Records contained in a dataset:
_ _ _ _
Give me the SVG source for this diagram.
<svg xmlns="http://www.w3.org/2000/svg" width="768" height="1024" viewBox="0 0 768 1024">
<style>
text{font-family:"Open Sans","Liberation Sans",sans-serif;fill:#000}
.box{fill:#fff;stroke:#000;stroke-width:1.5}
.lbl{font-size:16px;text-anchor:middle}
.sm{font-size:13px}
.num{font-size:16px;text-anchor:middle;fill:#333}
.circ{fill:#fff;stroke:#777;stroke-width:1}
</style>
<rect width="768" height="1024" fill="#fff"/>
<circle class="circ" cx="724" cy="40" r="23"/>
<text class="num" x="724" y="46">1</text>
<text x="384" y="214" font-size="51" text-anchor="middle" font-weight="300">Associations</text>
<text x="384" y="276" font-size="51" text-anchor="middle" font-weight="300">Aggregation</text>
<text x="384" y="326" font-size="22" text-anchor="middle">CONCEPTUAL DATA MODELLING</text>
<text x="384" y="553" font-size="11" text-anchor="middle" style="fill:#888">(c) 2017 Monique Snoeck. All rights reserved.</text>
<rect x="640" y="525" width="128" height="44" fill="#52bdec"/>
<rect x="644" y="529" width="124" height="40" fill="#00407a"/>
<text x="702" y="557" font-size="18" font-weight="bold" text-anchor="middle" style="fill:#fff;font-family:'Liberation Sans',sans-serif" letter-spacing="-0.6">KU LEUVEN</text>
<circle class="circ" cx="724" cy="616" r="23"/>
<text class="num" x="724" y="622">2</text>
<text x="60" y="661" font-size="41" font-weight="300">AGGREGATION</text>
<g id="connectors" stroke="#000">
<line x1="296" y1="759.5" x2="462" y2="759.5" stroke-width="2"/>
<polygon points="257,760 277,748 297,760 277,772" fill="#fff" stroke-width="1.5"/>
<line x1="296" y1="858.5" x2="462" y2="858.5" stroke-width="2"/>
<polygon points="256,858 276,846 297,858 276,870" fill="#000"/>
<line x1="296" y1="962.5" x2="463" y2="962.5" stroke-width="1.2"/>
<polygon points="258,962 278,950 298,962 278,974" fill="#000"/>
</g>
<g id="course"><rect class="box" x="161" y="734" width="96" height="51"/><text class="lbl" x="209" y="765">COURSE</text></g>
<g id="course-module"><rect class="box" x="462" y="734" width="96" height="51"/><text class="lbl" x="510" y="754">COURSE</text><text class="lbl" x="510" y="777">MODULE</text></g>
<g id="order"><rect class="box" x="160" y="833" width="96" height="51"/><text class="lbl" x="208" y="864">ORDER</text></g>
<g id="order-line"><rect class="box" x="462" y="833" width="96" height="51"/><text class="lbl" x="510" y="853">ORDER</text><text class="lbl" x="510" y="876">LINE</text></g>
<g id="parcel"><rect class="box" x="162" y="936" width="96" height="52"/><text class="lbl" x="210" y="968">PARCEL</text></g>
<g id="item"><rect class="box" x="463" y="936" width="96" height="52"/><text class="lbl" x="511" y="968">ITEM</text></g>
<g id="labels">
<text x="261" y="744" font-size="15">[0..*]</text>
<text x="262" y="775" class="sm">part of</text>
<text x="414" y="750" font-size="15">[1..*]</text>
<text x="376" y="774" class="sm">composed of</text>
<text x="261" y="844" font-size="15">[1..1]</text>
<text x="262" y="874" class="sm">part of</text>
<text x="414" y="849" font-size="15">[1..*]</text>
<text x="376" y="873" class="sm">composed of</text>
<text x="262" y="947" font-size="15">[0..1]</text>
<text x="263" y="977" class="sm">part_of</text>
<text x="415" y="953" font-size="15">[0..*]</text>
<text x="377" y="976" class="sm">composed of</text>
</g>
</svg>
_ _ _ _
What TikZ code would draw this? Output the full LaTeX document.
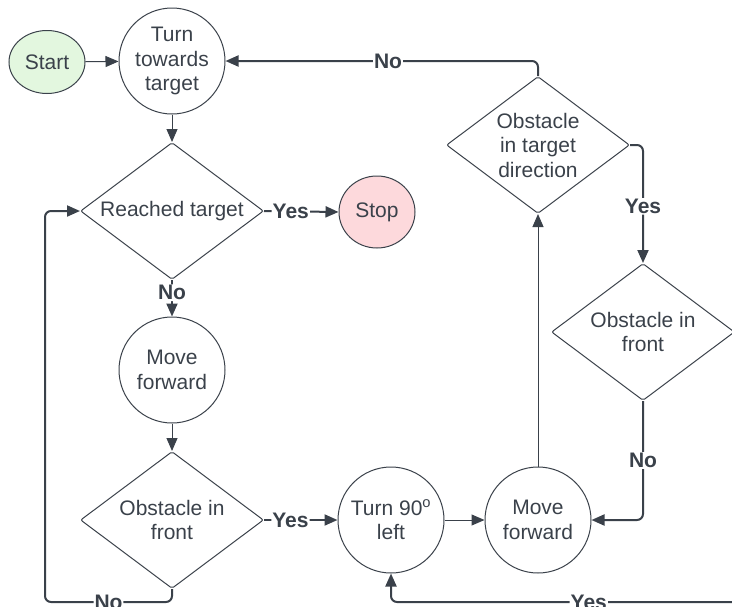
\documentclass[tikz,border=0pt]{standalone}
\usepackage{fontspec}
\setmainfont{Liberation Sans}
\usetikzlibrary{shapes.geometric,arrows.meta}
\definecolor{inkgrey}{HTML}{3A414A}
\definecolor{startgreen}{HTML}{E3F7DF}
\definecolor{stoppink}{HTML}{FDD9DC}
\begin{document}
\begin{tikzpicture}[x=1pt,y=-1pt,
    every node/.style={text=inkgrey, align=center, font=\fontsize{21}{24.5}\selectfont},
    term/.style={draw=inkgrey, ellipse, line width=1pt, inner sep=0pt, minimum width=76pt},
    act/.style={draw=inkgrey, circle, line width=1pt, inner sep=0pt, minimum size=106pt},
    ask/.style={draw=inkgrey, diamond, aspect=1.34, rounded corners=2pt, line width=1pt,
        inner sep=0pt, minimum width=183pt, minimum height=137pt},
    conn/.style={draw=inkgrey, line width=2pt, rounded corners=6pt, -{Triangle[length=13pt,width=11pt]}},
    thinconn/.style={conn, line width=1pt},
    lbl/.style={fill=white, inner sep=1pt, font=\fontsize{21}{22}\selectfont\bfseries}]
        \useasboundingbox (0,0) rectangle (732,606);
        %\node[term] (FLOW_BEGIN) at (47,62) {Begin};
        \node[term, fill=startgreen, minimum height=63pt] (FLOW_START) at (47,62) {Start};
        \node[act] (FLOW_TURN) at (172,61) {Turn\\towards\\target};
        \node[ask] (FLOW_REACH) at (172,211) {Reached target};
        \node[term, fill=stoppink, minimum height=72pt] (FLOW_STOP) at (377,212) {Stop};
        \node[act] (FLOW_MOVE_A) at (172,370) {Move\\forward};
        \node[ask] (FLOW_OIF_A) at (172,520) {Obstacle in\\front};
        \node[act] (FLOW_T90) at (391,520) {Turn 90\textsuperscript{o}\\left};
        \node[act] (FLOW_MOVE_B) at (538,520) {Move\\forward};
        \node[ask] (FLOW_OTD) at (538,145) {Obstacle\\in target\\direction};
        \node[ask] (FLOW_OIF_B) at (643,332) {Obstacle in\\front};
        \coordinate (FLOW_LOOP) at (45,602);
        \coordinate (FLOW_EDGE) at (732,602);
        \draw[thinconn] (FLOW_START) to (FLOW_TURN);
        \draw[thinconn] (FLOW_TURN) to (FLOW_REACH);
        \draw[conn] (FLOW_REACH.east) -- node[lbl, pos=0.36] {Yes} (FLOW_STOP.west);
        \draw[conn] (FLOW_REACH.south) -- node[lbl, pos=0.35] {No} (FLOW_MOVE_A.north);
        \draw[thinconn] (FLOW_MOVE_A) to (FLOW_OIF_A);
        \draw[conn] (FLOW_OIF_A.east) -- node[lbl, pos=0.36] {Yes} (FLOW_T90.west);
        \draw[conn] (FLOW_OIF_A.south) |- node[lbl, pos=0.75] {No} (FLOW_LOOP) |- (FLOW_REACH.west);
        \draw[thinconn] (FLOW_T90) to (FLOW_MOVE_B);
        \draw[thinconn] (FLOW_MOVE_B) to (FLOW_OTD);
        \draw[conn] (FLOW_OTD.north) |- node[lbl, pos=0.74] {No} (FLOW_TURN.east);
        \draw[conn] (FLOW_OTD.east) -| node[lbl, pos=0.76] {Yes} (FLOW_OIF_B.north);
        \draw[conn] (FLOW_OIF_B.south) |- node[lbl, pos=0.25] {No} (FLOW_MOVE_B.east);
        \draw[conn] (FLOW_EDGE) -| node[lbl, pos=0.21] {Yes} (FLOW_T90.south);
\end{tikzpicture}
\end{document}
_ _ _ _
#### WHAT TO PRODUCE:
Copy every line from the records above that contains the word "this".

#### THE SOLUTION:
Give me the SVG source for this diagram.
What TikZ code would draw this? Output the full LaTeX document.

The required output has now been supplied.